▼

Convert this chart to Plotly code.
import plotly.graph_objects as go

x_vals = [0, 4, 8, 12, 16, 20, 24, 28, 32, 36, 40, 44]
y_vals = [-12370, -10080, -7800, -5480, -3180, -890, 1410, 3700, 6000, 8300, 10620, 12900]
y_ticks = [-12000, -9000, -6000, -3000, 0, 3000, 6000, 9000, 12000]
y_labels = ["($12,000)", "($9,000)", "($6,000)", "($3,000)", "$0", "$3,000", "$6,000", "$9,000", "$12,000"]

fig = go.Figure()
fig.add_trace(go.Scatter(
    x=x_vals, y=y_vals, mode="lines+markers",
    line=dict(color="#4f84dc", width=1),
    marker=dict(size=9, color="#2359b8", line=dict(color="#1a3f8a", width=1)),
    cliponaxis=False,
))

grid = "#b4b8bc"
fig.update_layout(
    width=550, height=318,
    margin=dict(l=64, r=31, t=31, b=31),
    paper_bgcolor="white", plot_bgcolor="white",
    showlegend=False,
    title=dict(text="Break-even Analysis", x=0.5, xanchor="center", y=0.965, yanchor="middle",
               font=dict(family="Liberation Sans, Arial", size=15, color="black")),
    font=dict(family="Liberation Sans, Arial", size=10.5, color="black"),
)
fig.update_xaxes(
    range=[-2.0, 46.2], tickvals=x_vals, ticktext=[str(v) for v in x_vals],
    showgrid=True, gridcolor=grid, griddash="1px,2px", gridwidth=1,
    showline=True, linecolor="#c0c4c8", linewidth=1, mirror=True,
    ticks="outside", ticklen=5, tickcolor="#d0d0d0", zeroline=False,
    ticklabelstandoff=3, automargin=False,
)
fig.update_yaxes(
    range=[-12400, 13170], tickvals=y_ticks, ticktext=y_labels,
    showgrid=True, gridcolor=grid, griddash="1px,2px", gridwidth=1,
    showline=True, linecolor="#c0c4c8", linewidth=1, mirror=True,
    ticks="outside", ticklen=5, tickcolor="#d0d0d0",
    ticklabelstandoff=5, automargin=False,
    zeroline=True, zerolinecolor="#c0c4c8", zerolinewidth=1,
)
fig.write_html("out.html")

▲
▼

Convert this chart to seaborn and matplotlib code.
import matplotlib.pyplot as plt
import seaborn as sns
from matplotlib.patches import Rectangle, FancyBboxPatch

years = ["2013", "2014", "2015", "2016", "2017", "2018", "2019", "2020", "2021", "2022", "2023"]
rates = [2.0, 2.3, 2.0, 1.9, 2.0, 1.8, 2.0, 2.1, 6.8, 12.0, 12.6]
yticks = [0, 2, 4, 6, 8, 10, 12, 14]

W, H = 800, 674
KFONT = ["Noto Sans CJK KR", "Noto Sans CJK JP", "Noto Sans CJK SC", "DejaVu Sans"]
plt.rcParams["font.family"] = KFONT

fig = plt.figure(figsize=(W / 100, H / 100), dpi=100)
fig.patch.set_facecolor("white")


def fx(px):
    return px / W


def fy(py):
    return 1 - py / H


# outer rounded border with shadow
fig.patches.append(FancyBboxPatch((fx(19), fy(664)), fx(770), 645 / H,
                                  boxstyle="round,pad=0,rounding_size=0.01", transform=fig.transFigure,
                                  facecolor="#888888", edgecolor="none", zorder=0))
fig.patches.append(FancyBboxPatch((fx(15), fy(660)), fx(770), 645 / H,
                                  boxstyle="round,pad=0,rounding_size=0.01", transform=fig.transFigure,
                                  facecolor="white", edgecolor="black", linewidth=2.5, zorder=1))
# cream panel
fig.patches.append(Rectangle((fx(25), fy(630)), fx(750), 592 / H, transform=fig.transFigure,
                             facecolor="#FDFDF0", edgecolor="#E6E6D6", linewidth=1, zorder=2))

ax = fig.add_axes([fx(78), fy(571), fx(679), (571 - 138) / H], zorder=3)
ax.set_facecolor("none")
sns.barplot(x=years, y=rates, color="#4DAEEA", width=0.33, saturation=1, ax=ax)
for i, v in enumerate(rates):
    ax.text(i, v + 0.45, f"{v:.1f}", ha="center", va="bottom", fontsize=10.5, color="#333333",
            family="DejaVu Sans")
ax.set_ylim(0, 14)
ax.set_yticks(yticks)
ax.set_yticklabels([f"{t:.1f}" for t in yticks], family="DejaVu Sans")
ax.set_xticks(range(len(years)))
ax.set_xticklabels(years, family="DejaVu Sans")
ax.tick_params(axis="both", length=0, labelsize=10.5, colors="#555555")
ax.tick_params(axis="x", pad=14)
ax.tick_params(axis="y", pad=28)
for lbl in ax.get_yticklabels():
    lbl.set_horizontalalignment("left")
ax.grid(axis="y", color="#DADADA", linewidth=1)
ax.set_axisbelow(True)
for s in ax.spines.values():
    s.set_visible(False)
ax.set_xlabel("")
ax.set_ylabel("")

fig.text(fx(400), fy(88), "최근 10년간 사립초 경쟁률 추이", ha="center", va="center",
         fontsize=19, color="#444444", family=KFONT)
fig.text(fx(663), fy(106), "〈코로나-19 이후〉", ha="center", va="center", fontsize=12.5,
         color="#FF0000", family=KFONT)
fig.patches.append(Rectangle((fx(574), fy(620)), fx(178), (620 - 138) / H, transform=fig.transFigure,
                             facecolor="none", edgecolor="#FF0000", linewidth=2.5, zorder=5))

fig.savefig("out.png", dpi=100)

▲

- [Exercise objective]:
Reproduce verbatim only the segment of the listing bounded by the line containing "Convert this chart to seaborn" and the line containing "return 1 - py / H", with both boundary lines included.

- [Task response]:
Convert this chart to seaborn and matplotlib code.
import matplotlib.pyplot as plt
import seaborn as sns
from matplotlib.patches import Rectangle, FancyBboxPatch

years = ["2013", "2014", "2015", "2016", "2017", "2018", "2019", "2020", "2021", "2022", "2023"]
rates = [2.0, 2.3, 2.0, 1.9, 2.0, 1.8, 2.0, 2.1, 6.8, 12.0, 12.6]
yticks = [0, 2, 4, 6, 8, 10, 12, 14]

W, H = 800, 674
KFONT = ["Noto Sans CJK KR", "Noto Sans CJK JP", "Noto Sans CJK SC", "DejaVu Sans"]
plt.rcParams["font.family"] = KFONT

fig = plt.figure(figsize=(W / 100, H / 100), dpi=100)
fig.patch.set_facecolor("white")


def fx(px):
    return px / W


def fy(py):
    return 1 - py / H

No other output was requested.